Books of Hours (Horae) were the undisputed medieval ‘bestsellers.’ They had a profound effect on European devotional, educational, and aesthetic practices. Gilles and Germain Hardouyn, active in Paris from 1491 to 1541, specialized in hybrid printed Horae that were hand-painted in imitation of illuminated manuscripts.

Printed Horae were found in libraries across Europe but Paris was the hub of production, which began in the 1480s. By 1530, more than 1600 editions had been printed. Printed Horae by the Hardouyns can look deceptively like their manuscript counterparts, with over-painted prints, supplementary painted decoration, and true miniatures.
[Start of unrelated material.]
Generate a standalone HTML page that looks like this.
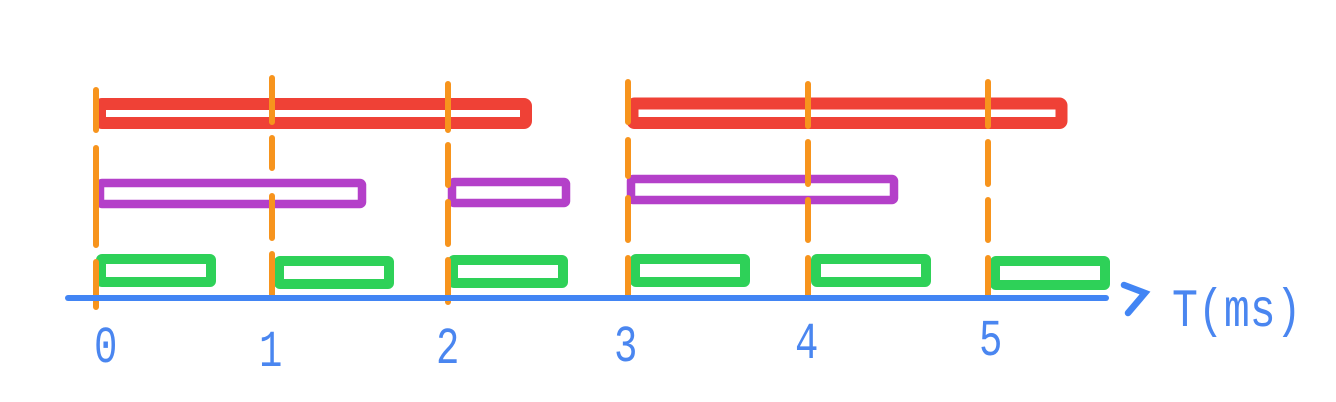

Sometimes the only indication that such books had been printed was the regularity of the typeface.

Warren will discuss why these prints imitate the effects of illuminations as well as the broader implications of this practice, which question the history of printmaking as a linear trajectory of ever-increasing media specificity.

Maureen Warren’s research interests include early modern (1500-1800) Netherlandish art and European print media more broadly. At KAM, Warren has curated exhibitions on medieval manuscripts (2016-2017) and the intersection of art and science in early modern Europe (2017). Warren completed a Ph.D. in art history at Northwestern University in 2015, where her research was supported a Kress Institutional Fellowship to Leiden University, a Scaliger Fellowship, and a Swann Foundation for Caricature and Cartoon Fellowship. Warren has published essays in Death, Torture and the Broken Body in European Art, 1300-1650 (2015); Van Dyck, Rembrandt, and the Portrait Print (2016); and Word & Image (forthcoming).